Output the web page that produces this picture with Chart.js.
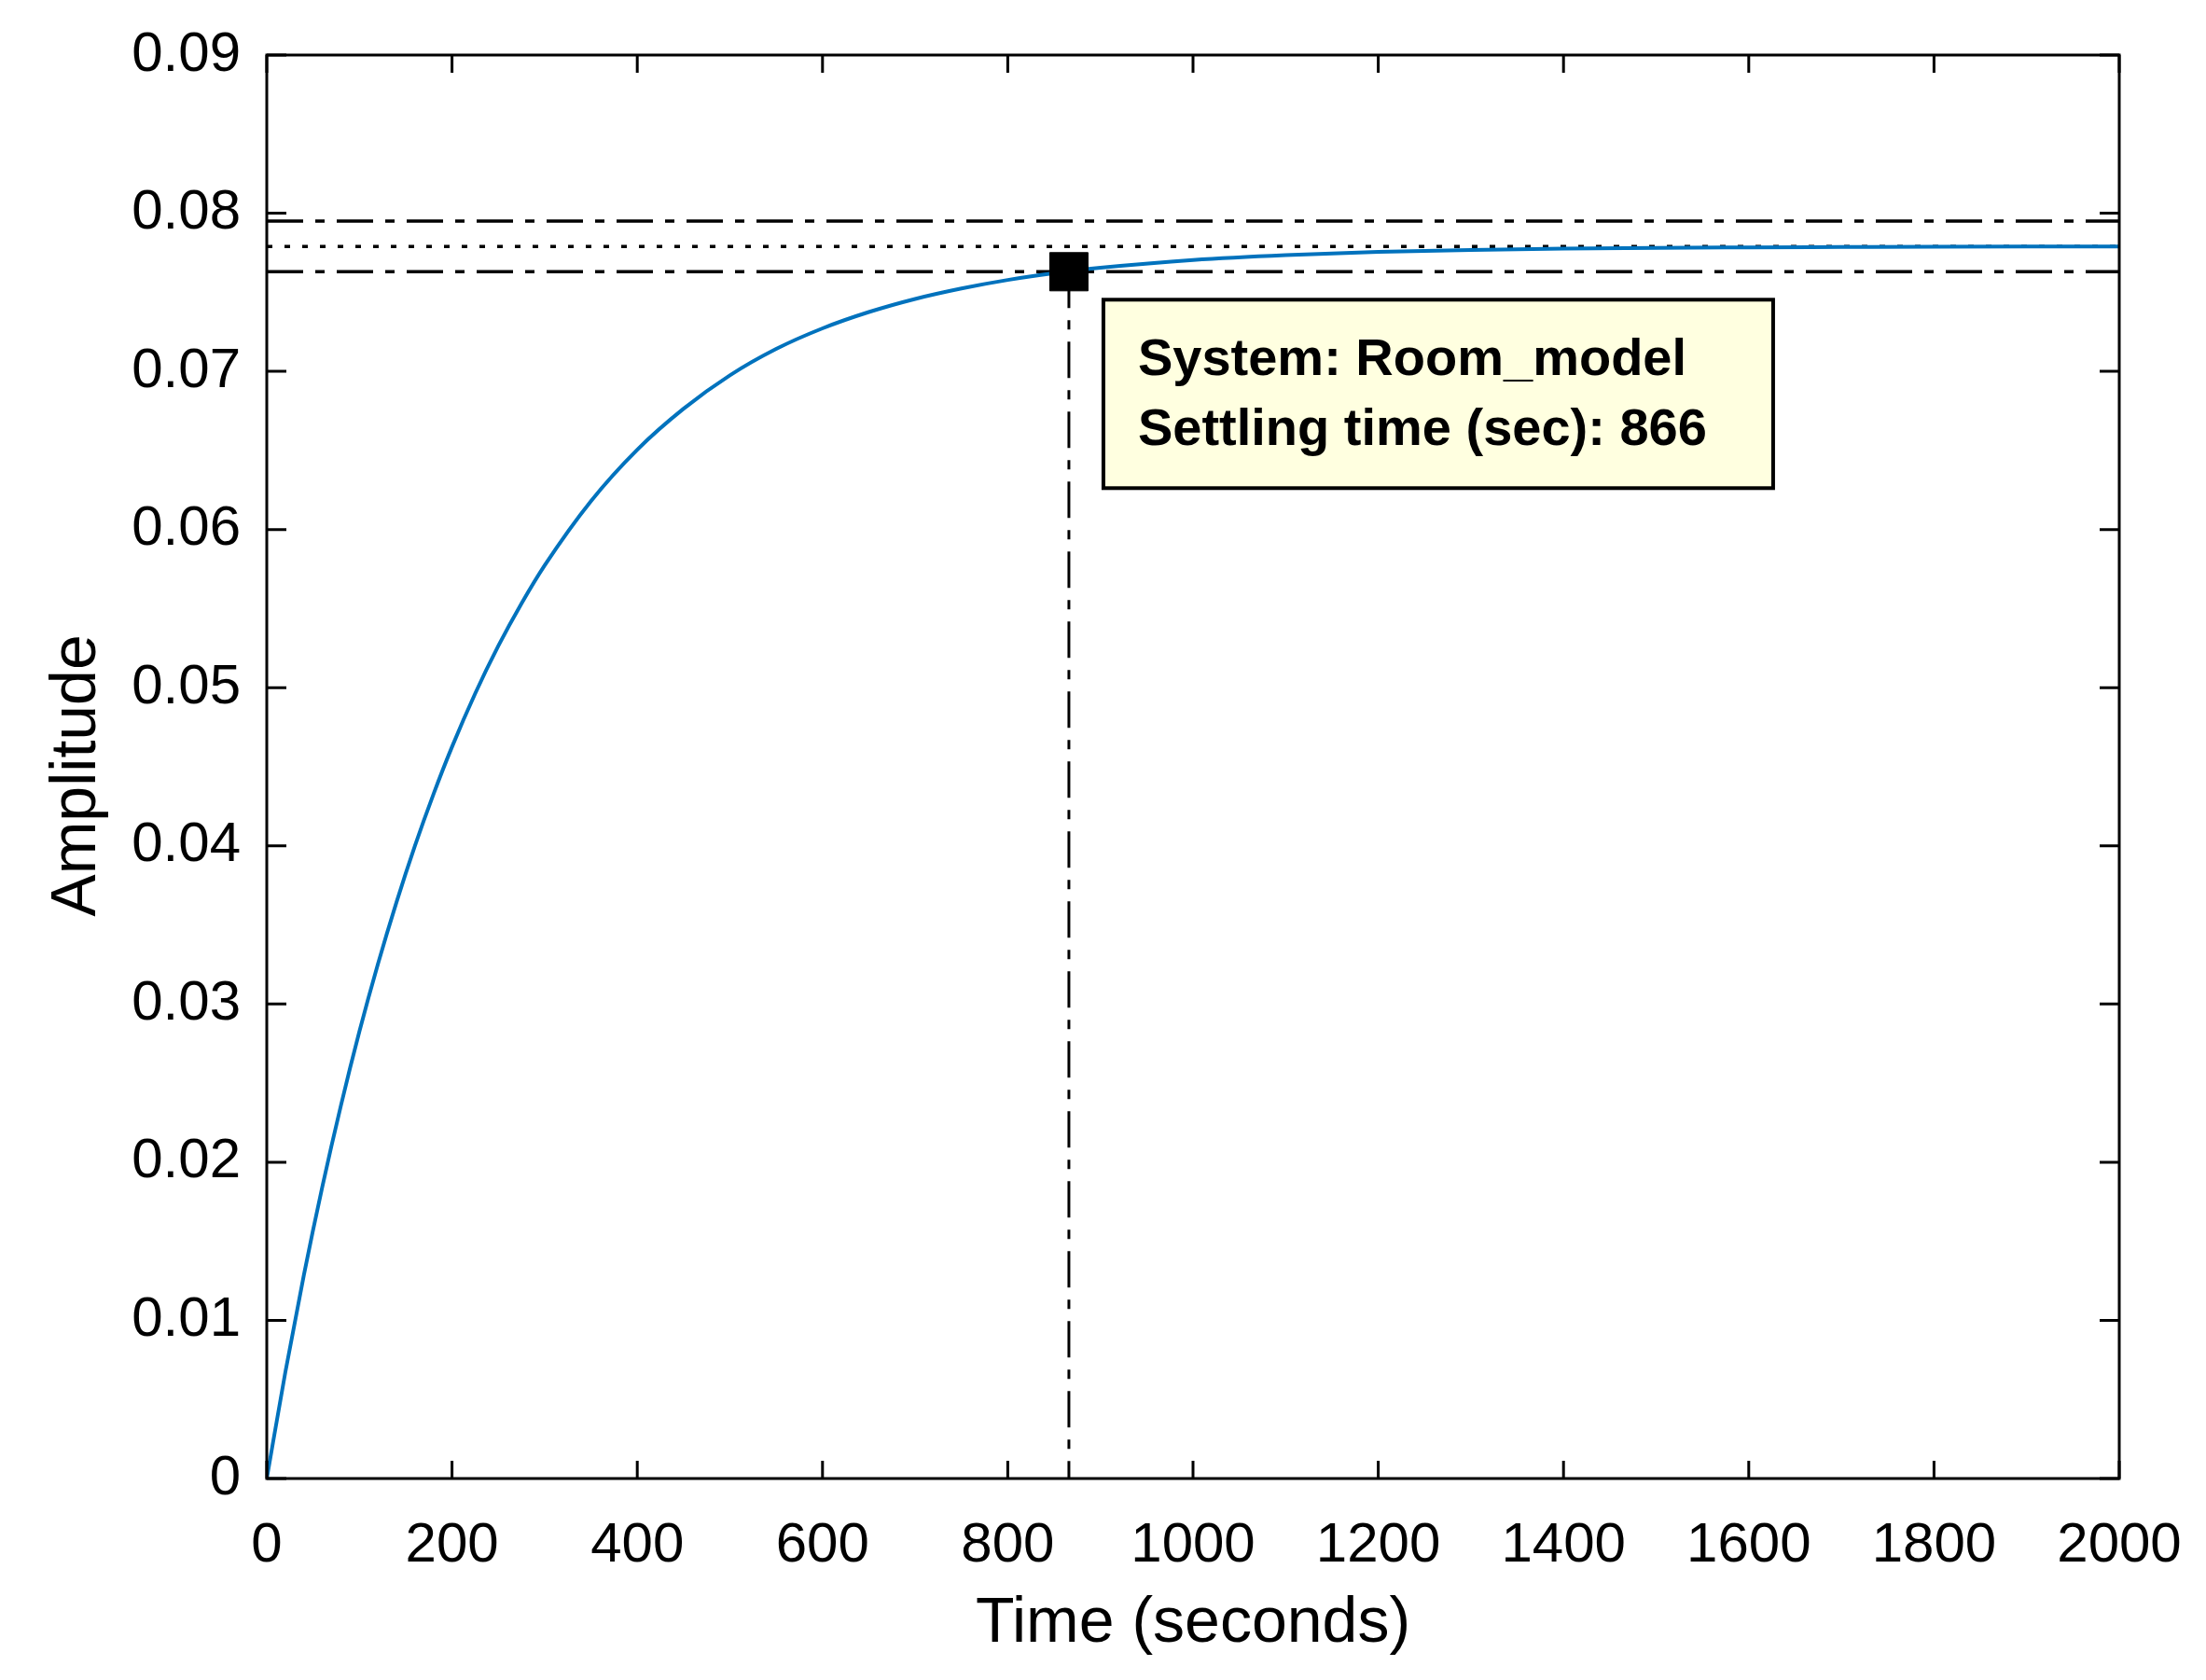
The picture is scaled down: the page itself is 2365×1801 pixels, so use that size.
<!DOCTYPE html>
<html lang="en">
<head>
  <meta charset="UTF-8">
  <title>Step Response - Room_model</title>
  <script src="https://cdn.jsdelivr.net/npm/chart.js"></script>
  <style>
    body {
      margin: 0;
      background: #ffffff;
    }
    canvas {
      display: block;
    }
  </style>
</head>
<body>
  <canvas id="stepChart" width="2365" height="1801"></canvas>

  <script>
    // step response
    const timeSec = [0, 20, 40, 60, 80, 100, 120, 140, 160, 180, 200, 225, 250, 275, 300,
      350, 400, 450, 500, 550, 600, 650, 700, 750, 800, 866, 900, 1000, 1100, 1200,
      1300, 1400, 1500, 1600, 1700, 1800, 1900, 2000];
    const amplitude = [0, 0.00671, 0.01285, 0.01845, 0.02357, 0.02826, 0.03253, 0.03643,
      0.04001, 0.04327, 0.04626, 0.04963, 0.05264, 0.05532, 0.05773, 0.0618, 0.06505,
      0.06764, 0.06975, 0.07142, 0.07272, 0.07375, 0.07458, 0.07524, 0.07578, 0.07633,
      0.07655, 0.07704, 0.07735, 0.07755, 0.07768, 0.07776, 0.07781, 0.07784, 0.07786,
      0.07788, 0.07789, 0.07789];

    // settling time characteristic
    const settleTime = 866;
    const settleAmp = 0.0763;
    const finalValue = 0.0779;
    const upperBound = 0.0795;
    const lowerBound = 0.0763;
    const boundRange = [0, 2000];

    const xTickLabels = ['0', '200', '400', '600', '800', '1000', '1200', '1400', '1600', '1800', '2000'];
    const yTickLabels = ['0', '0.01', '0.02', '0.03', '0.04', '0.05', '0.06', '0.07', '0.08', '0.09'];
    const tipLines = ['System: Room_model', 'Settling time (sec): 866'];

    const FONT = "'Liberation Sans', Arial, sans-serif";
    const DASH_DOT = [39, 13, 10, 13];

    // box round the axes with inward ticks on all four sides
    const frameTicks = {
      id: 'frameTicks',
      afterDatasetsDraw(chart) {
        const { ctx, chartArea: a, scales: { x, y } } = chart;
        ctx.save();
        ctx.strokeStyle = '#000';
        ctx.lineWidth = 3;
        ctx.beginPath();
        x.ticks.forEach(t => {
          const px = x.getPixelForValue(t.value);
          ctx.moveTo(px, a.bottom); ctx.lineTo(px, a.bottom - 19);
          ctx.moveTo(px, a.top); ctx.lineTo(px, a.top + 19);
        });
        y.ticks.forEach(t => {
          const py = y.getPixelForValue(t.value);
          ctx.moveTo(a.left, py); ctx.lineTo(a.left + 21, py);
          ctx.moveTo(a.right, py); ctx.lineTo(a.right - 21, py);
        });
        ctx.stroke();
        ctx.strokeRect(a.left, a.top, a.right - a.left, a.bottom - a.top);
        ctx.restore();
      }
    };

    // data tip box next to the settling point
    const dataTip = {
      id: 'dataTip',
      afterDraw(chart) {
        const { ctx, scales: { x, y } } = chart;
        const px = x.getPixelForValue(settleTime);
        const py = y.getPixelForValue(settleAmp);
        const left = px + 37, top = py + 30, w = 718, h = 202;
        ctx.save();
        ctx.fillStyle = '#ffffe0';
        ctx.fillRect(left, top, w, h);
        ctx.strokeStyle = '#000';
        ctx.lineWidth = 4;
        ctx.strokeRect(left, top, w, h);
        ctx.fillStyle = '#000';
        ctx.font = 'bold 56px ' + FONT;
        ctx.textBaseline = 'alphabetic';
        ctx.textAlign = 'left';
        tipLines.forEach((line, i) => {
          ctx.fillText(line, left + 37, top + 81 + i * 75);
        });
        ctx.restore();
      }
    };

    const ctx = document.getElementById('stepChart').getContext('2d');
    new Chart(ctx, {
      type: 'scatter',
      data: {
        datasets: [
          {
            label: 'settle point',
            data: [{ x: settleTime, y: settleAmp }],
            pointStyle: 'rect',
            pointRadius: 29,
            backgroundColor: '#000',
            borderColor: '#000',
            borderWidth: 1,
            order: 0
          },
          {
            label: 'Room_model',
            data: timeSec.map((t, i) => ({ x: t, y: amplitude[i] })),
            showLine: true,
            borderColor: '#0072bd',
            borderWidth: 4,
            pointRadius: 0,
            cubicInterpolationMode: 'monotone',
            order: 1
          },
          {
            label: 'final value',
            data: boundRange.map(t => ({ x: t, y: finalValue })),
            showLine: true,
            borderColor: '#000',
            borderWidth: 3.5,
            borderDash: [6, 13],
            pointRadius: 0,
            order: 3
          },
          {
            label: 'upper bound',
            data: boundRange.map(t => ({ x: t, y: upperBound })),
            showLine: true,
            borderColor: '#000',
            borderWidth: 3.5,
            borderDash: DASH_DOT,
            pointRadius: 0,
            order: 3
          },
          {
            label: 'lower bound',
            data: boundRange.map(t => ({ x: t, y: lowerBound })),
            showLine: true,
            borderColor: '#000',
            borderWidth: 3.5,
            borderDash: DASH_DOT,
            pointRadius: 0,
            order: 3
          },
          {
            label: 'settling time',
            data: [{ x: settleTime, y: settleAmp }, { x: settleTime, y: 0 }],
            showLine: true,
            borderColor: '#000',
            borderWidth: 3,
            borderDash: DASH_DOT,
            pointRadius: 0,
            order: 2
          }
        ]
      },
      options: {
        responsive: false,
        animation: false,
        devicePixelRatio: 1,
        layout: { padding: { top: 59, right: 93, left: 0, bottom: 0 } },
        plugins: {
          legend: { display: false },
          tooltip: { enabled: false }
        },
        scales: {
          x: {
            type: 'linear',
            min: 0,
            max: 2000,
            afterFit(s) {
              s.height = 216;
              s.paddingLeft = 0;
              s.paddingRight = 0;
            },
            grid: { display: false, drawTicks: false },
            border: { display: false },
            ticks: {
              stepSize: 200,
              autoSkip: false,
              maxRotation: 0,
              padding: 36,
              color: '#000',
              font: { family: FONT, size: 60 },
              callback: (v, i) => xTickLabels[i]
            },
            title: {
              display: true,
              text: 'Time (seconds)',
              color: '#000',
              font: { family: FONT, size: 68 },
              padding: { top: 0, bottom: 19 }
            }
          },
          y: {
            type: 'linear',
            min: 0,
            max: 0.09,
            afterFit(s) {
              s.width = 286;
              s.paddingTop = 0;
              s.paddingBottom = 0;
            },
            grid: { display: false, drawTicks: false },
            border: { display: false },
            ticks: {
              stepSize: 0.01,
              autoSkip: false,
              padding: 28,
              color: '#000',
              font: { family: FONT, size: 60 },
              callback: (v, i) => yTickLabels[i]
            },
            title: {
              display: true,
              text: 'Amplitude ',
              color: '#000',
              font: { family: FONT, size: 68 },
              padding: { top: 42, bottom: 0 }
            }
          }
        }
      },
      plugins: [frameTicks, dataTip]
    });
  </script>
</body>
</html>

_Prompt_
Repeat the data exactly, dropping every picture it holds.

_Task answer_
Output the web page that produces this picture with Chart.js.
The picture is scaled down: the page itself is 2365×1801 pixels, so use that size.
<!DOCTYPE html>
<html lang="en">
<head>
  <meta charset="UTF-8">
  <title>Step Response - Room_model</title>
  <script src="https://cdn.jsdelivr.net/npm/chart.js"></script>
  <style>
    body {
      margin: 0;
      background: #ffffff;
    }
    canvas {
      display: block;
    }
  </style>
</head>
<body>
  <canvas id="stepChart" width="2365" height="1801"></canvas>

  <script>
    // step response
    const timeSec = [0, 20, 40, 60, 80, 100, 120, 140, 160, 180, 200, 225, 250, 275, 300,
      350, 400, 450, 500, 550, 600, 650, 700, 750, 800, 866, 900, 1000, 1100, 1200,
      1300, 1400, 1500, 1600, 1700, 1800, 1900, 2000];
    const amplitude = [0, 0.00671, 0.01285, 0.01845, 0.02357, 0.02826, 0.03253, 0.03643,
      0.04001, 0.04327, 0.04626, 0.04963, 0.05264, 0.05532, 0.05773, 0.0618, 0.06505,
      0.06764, 0.06975, 0.07142, 0.07272, 0.07375, 0.07458, 0.07524, 0.07578, 0.07633,
      0.07655, 0.07704, 0.07735, 0.07755, 0.07768, 0.07776, 0.07781, 0.07784, 0.07786,
      0.07788, 0.07789, 0.07789];

    // settling time characteristic
    const settleTime = 866;
    const settleAmp = 0.0763;
    const finalValue = 0.0779;
    const upperBound = 0.0795;
    const lowerBound = 0.0763;
    const boundRange = [0, 2000];

    const xTickLabels = ['0', '200', '400', '600', '800', '1000', '1200', '1400', '1600', '1800', '2000'];
    const yTickLabels = ['0', '0.01', '0.02', '0.03', '0.04', '0.05', '0.06', '0.07', '0.08', '0.09'];
    const tipLines = ['System: Room_model', 'Settling time (sec): 866'];

    const FONT = "'Liberation Sans', Arial, sans-serif";
    const DASH_DOT = [39, 13, 10, 13];

    // box round the axes with inward ticks on all four sides
    const frameTicks = {
      id: 'frameTicks',
      afterDatasetsDraw(chart) {
        const { ctx, chartArea: a, scales: { x, y } } = chart;
        ctx.save();
        ctx.strokeStyle = '#000';
        ctx.lineWidth = 3;
        ctx.beginPath();
        x.ticks.forEach(t => {
          const px = x.getPixelForValue(t.value);
          ctx.moveTo(px, a.bottom); ctx.lineTo(px, a.bottom - 19);
          ctx.moveTo(px, a.top); ctx.lineTo(px, a.top + 19);
        });
        y.ticks.forEach(t => {
          const py = y.getPixelForValue(t.value);
          ctx.moveTo(a.left, py); ctx.lineTo(a.left + 21, py);
          ctx.moveTo(a.right, py); ctx.lineTo(a.right - 21, py);
        });
        ctx.stroke();
        ctx.strokeRect(a.left, a.top, a.right - a.left, a.bottom - a.top);
        ctx.restore();
      }
    };

    // data tip box next to the settling point
    const dataTip = {
      id: 'dataTip',
      afterDraw(chart) {
        const { ctx, scales: { x, y } } = chart;
        const px = x.getPixelForValue(settleTime);
        const py = y.getPixelForValue(settleAmp);
        const left = px + 37, top = py + 30, w = 718, h = 202;
        ctx.save();
        ctx.fillStyle = '#ffffe0';
        ctx.fillRect(left, top, w, h);
        ctx.strokeStyle = '#000';
        ctx.lineWidth = 4;
        ctx.strokeRect(left, top, w, h);
        ctx.fillStyle = '#000';
        ctx.font = 'bold 56px ' + FONT;
        ctx.textBaseline = 'alphabetic';
        ctx.textAlign = 'left';
        tipLines.forEach((line, i) => {
          ctx.fillText(line, left + 37, top + 81 + i * 75);
        });
        ctx.restore();
      }
    };

    const ctx = document.getElementById('stepChart').getContext('2d');
    new Chart(ctx, {
      type: 'scatter',
      data: {
        datasets: [
          {
            label: 'settle point',
            data: [{ x: settleTime, y: settleAmp }],
            pointStyle: 'rect',
            pointRadius: 29,
            backgroundColor: '#000',
            borderColor: '#000',
            borderWidth: 1,
            order: 0
          },
          {
            label: 'Room_model',
            data: timeSec.map((t, i) => ({ x: t, y: amplitude[i] })),
            showLine: true,
            borderColor: '#0072bd',
            borderWidth: 4,
            pointRadius: 0,
            cubicInterpolationMode: 'monotone',
            order: 1
          },
          {
            label: 'final value',
            data: boundRange.map(t => ({ x: t, y: finalValue })),
            showLine: true,
            borderColor: '#000',
            borderWidth: 3.5,
            borderDash: [6, 13],
            pointRadius: 0,
            order: 3
          },
          {
            label: 'upper bound',
            data: boundRange.map(t => ({ x: t, y: upperBound })),
            showLine: true,
            borderColor: '#000',
            borderWidth: 3.5,
            borderDash: DASH_DOT,
            pointRadius: 0,
            order: 3
          },
          {
            label: 'lower bound',
            data: boundRange.map(t => ({ x: t, y: lowerBound })),
            showLine: true,
            borderColor: '#000',
            borderWidth: 3.5,
            borderDash: DASH_DOT,
            pointRadius: 0,
            order: 3
          },
          {
            label: 'settling time',
            data: [{ x: settleTime, y: settleAmp }, { x: settleTime, y: 0 }],
            showLine: true,
            borderColor: '#000',
            borderWidth: 3,
            borderDash: DASH_DOT,
            pointRadius: 0,
            order: 2
          }
        ]
      },
      options: {
        responsive: false,
        animation: false,
        devicePixelRatio: 1,
        layout: { padding: { top: 59, right: 93, left: 0, bottom: 0 } },
        plugins: {
          legend: { display: false },
          tooltip: { enabled: false }
        },
        scales: {
          x: {
            type: 'linear',
            min: 0,
            max: 2000,
            afterFit(s) {
              s.height = 216;
              s.paddingLeft = 0;
              s.paddingRight = 0;
            },
            grid: { display: false, drawTicks: false },
            border: { display: false },
            ticks: {
              stepSize: 200,
              autoSkip: false,
              maxRotation: 0,
              padding: 36,
              color: '#000',
              font: { family: FONT, size: 60 },
              callback: (v, i) => xTickLabels[i]
            },
            title: {
              display: true,
              text: 'Time (seconds)',
              color: '#000',
              font: { family: FONT, size: 68 },
              padding: { top: 0, bottom: 19 }
            }
          },
          y: {
            type: 'linear',
            min: 0,
            max: 0.09,
            afterFit(s) {
              s.width = 286;
              s.paddingTop = 0;
              s.paddingBottom = 0;
            },
            grid: { display: false, drawTicks: false },
            border: { display: false },
            ticks: {
              stepSize: 0.01,
              autoSkip: false,
              padding: 28,
              color: '#000',
              font: { family: FONT, size: 60 },
              callback: (v, i) => yTickLabels[i]
            },
            title: {
              display: true,
              text: 'Amplitude ',
              color: '#000',
              font: { family: FONT, size: 68 },
              padding: { top: 42, bottom: 0 }
            }
          }
        }
      },
      plugins: [frameTicks, dataTip]
    });
  </script>
</body>
</html>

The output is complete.